Return each line that holds the word "this".

• • • •

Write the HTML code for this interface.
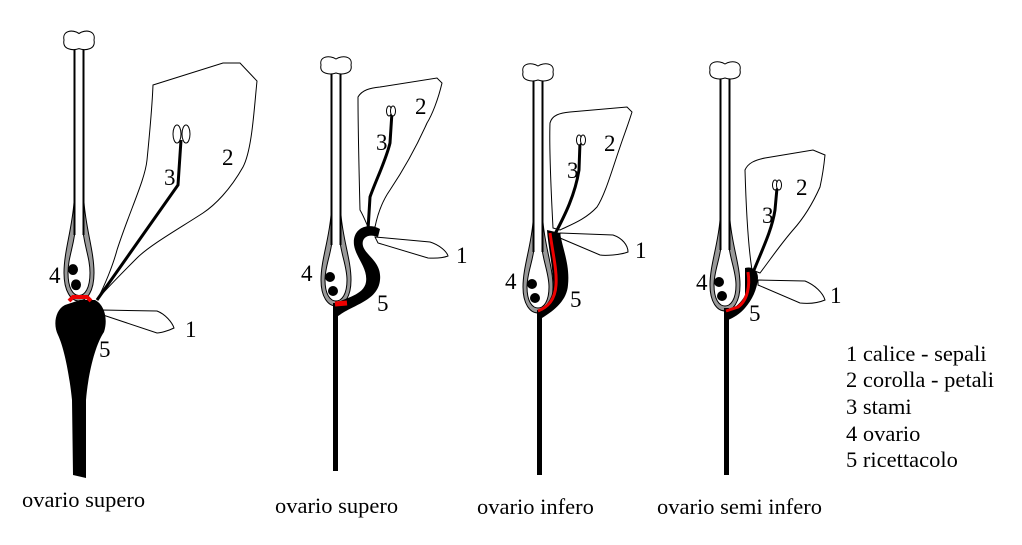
<!DOCTYPE html>
<html><head><meta charset="utf-8"><style>
html,body{margin:0;padding:0;background:#fff}
svg{display:block}
text{font-family:"Liberation Serif",serif;font-size:23px;fill:#000}
.l{font-size:22.5px}
</style></head><body>
<svg width="1022" height="545" viewBox="0 0 1022 545" xmlns="http://www.w3.org/2000/svg">
<defs>
<g id="pist">
  <path d="M-5,150 C-7,175 -15,195 -15,215 C-15,232 -8,241 0,241 C8,241 15,232 15,215 C15,195 7,175 5,150 Z" fill="#999" stroke="#000" stroke-width="1"/>
  <path d="M-3,168 C-4,188 -11,200 -11,215 C-11,229 -6,236 0,236 C6,236 11,229 11,215 C11,200 4,188 3,168 Z" fill="#fff" stroke="#000" stroke-width="1"/>
  <rect x="-4" y="8" width="8" height="170" fill="#fff"/>
  <line x1="-4.5" y1="7" x2="-4.5" y2="180" stroke="#000" stroke-width="2"/>
  <line x1="4.5" y1="7" x2="4.5" y2="180" stroke="#000" stroke-width="2"/>
  <path d="M-15,0 C-17,-9 -6,-10 0,-6 C6,-10 17,-9 15,0 C17,9 6,10 0,8 C-6,10 -17,9 -15,0 Z" fill="#fff" stroke="#000" stroke-width="1"/>
  <circle cx="-6" cy="212" r="5" fill="#000"/>
  <circle cx="-3" cy="226" r="5" fill="#000"/>
</g>
</defs>

<path d="M153,85 L223,63 L240,63 L257,81 C254,110 252,150 243,167 C230,190 215,205 203,213 C180,228 150,245 137,258 C120,275 105,290 97,300 C105,285 113,265 117,250 C130,210 145,180 147,160 C150,130 152,110 153,85 Z" fill="none" stroke="#000" stroke-width="1"/>
<path d="M97,300 L178,185 L181,140" fill="none" stroke="#000" stroke-width="3"/>
<ellipse cx="177" cy="134" rx="4" ry="9" fill="#fff" stroke="#000"/>
<ellipse cx="186" cy="134" rx="4" ry="9" fill="#fff" stroke="#000"/>
<path d="M102,310 L157,311 C165,314 172,322 174,328 C168,331 160,333 157,333 L103,315 Z" fill="#fff" stroke="#000"/>
<g transform="translate(79,40) scale(1,1.083)"><use href="#pist"/></g>
<path d="M65,305 C55,310 53,325 58,335 C65,350 70,380 72,400 L73,475 L86,478 L86,400 C88,375 95,345 104,332 C108,320 105,305 95,300 L80,300 Z" fill="#000"/>
<path d="M69,301 L73,297 L87,297 L91,301" fill="none" stroke="#e00" stroke-width="4"/>

<path d="M358,97 C362,90 370,88 380,87 L437,78 L442,83 C438,100 432,115 427,123 C415,150 400,175 390,190 C383,200 378,212 375,227 L368,227 C363,215 360,210 360,210 C359,170 358,130 358,97 Z" fill="none" stroke="#000"/>
<path d="M368,230 L370,197 C376,180 386,160 390,143 L392,112" fill="none" stroke="#000" stroke-width="3"/>
<ellipse cx="389" cy="111" rx="2.5" ry="5" fill="#fff" stroke="#000"/>
<ellipse cx="393" cy="111" rx="2.5" ry="5" fill="#fff" stroke="#000"/>
<path d="M375,237 L430,242 C440,245 447,252 448,256 C440,259 432,258 428,258 L378,243 Z" fill="#fff" stroke="#000"/>
<g transform="translate(336,65)"><use href="#pist"/></g>
<rect x="333" y="303" width="5" height="168" fill="#000"/>
<path d="M336,318 C350,305 378,302 380,280 C382,262 366,256 363,246 C361,238 368,233 378,237 L380,229 C368,222 352,228 354,245 C356,258 368,268 366,282 C364,295 345,298 336,303 Z" fill="#000"/>
<path d="M335,304 L347,303" stroke="#e00" stroke-width="5"/>

<path d="M550,123 C552,115 560,113 570,112 L627,107 L632,112 C628,125 624,135 620,147 C612,170 605,195 597,207 C585,220 570,225 560,230 L553,228 C551,190 549,150 550,123 Z" fill="none" stroke="#000"/>
<path d="M555,234 C565,215 575,195 579,170 L580,142" fill="none" stroke="#000" stroke-width="3"/>
<ellipse cx="579" cy="140" rx="2.5" ry="5" fill="#fff" stroke="#000"/>
<ellipse cx="583" cy="140" rx="2.5" ry="5" fill="#fff" stroke="#000"/>
<path d="M560,233 L613,235 C622,238 628,245 628,252 C620,255 605,256 600,255 L560,238 Z" fill="#fff" stroke="#000"/>
<g transform="translate(538,72)"><use href="#pist"/></g>
<rect x="537" y="310" width="5" height="165" fill="#000"/>
<path d="M547,230 L560,233 C563,250 570,265 568,285 C567,300 555,310 542,318 L538,312 C548,305 555,295 553,280 C552,262 548,245 547,230 Z" fill="#000"/>
<path d="M550,233 C553,255 557,270 556,285 C555,300 548,307 538,311" fill="none" stroke="#e00" stroke-width="3"/>

<path d="M745,170 C748,163 755,160 765,158 L813,150 L825,155 C824,165 822,178 820,187 C812,205 802,220 793,230 C780,245 770,260 760,273 L752,270 C748,245 746,205 745,170 Z" fill="none" stroke="#000"/>
<path d="M752,275 C762,250 772,230 775,210 L777,188" fill="none" stroke="#000" stroke-width="3"/>
<ellipse cx="775" cy="185" rx="2.5" ry="5" fill="#fff" stroke="#000"/>
<ellipse cx="779" cy="185" rx="2.5" ry="5" fill="#fff" stroke="#000"/>
<path d="M758,280 L805,281 C815,285 823,293 825,300 C818,303 810,304 800,303 L758,285 Z" fill="#fff" stroke="#000"/>
<g transform="translate(725,70)"><use href="#pist"/></g>
<rect x="724" y="308" width="5" height="167" fill="#000"/>
<path d="M745,268 C752,266 758,270 758,278 C757,290 752,300 745,308 C740,314 733,318 728,320 L727,312 C735,308 742,302 745,295 Z" fill="#000"/>
<path d="M748,272 C750,285 748,300 738,307 L726,311" fill="none" stroke="#e00" stroke-width="3"/>

<text x="185" y="337">1</text><text x="222" y="165">2</text><text x="164" y="185">3</text><text x="49" y="283">4</text><text x="99" y="357">5</text>
<text x="456" y="263">1</text><text x="415" y="114">2</text><text x="376" y="150">3</text><text x="301" y="281">4</text><text x="377" y="311">5</text>
<text x="635" y="258">1</text><text x="604" y="151">2</text><text x="567" y="178">3</text><text x="505" y="289">4</text><text x="570" y="307">5</text>
<text x="830" y="303">1</text><text x="796" y="195">2</text><text x="762" y="223">3</text><text x="696" y="290">4</text><text x="749" y="321">5</text>

<text class="l" x="846" y="361">1 calice - sepali</text>
<text class="l" x="846" y="387">2 corolla - petali</text>
<text class="l" x="846" y="414">3 stami</text>
<text class="l" x="846" y="441">4 ovario</text>
<text class="l" x="846" y="467">5 ricettacolo</text>

<text class="l" x="22" y="507">ovario supero</text>
<text class="l" x="275" y="513">ovario supero</text>
<text class="l" x="477" y="514">ovario infero</text>
<text class="l" x="657" y="514">ovario semi infero</text>
</svg>
</body></html>
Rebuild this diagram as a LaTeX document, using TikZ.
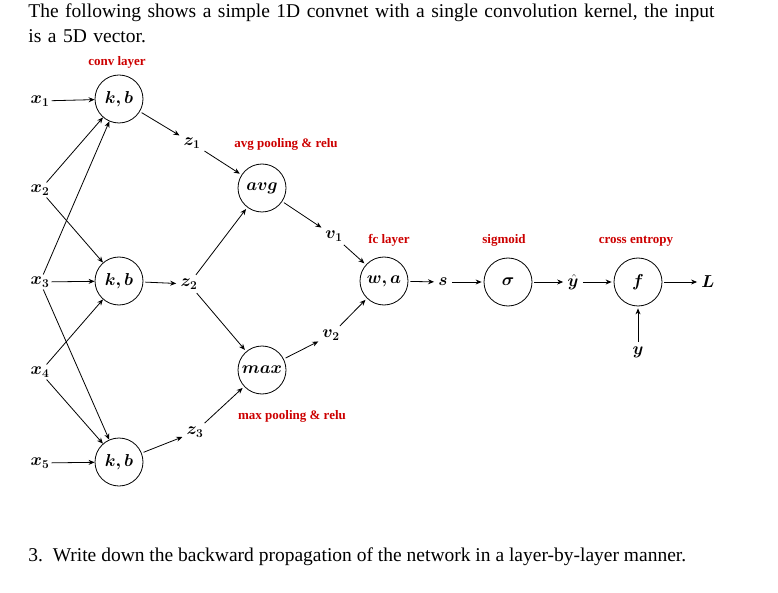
\documentclass[tikz,border=0pt]{standalone}
\usepackage{fontspec}
\setmainfont{Liberation Serif}
\usepackage{bm}
\usetikzlibrary{arrows.meta}

\begin{document}
\begin{tikzpicture}[x=1pt,y=-1pt,>={Stealth[length=6pt,width=5pt]},
  unit/.style={circle,draw,thick,minimum size=48pt,inner sep=0pt,font=\fontsize{17}{19}\selectfont},
  var/.style={inner sep=2pt,font=\fontsize{17}{19}\selectfont},
  layer/.style={text=red!80!black,font=\bfseries\fontsize{13}{15}\selectfont},
  every path/.style={thick}]
  \useasboundingbox (0,0) rectangle (778,593);
  \node[anchor=north west,align=left,font=\fontsize{19.5}{25}\selectfont,text width=700pt,inner sep=0pt] (top) at (28,3)
    {The following shows a simple 1D convnet with a single convolution kernel, the input is a 5D vector.};
  \node[anchor=west,font=\fontsize{19.5}{23}\selectfont,inner sep=0pt] (bot) at (28,557)
    {3.\ \ Write down the backward propagation of the network in a layer-by-layer manner.};
  % inputs
  \foreach \i/\y in {1/101,2/190,3/282,4/372,5/463}
    \node[var] (x\i) at (40,\y) {$\bm{x_\i}$};
  % conv layer
  \node[unit] (kb1) at (119,99) {$\bm{k,b}$};
  \node[unit] (kb2) at (119,281) {$\bm{k,b}$};
  \node[unit] (kb3) at (119,462) {$\bm{k,b}$};
  \node[var] (z1) at (192,143) {$\bm{z_1}$};
  \node[var] (z2) at (189,284) {$\bm{z_2}$};
  \node[var] (z3) at (195,432) {$\bm{z_3}$};
  % pooling
  \node[unit] (avg) at (262,188) {$\bm{avg}$};
  \node[unit] (max) at (262,370) {$\bm{max}$};
  \node[var] (v1) at (334,236) {$\bm{v_1}$};
  \node[var] (v2) at (331,335) {$\bm{v_2}$};
  % fc, sigmoid, loss
  \node[unit] (wa) at (384,281) {$\bm{w,a}$};
  \node[var] (s) at (443,282) {$\bm{s}$};
  \node[unit] (sig) at (508,282) {$\bm{\sigma}$};
  \node[var] (yh) at (573,282) {$\bm{\hat y}$};
  \node[unit] (f) at (638,282) {$\bm{f}$};
  \node[var] (L) at (708,282) {$\bm{L}$};
  \node[var] (y) at (638,352) {$\bm{y}$};
  % layer names
  \node[layer] (lconv) at (117,62) {conv layer};
  \node[layer] (lavg) at (286,144) {avg pooling \& relu};
  \node[layer] (lmax) at (292,416) {max pooling \& relu};
  \node[layer] (lfc) at (389,240) {fc layer};
  \node[layer] (lsig) at (504,240) {sigmoid};
  \node[layer] (lce) at (636,241) {cross entropy};

  \foreach \a/\b in {x1/kb1,x2/kb1,x3/kb1,x2/kb2,x3/kb2,x4/kb2,x3/kb3,x4/kb3,x5/kb3}
    \draw[->] (\a) -- (\b);
  \foreach \a/\b in {kb1/z1,kb2/z2,kb3/z3,z1/avg,z2/avg,z2/max,z3/max,avg/v1,max/v2,
    v1/wa,v2/wa,wa/s,s/sig,sig/yh,yh/f,f/L,y/f}
    \draw[->,shorten >=2pt,shorten <=2pt] (\a) -- (\b);
\end{tikzpicture}
\end{document}
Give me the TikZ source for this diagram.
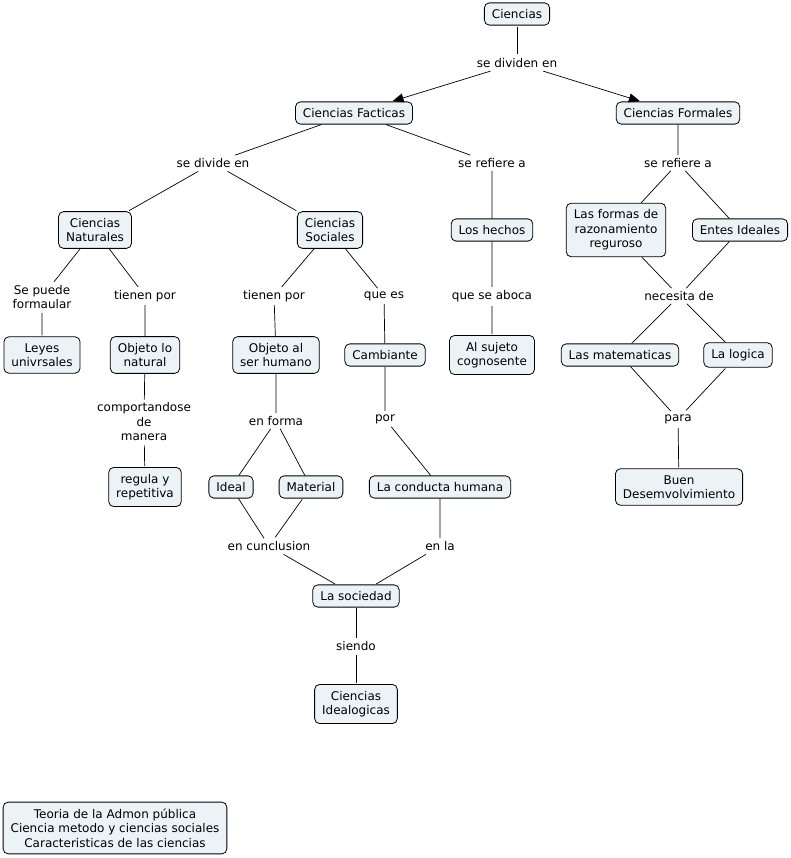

• • • •

> [Answer to the problem]:
Write the HTML code for this interface.
Rebuild this diagram as a LaTeX document, using TikZ.
Give me the TikZ source for this diagram.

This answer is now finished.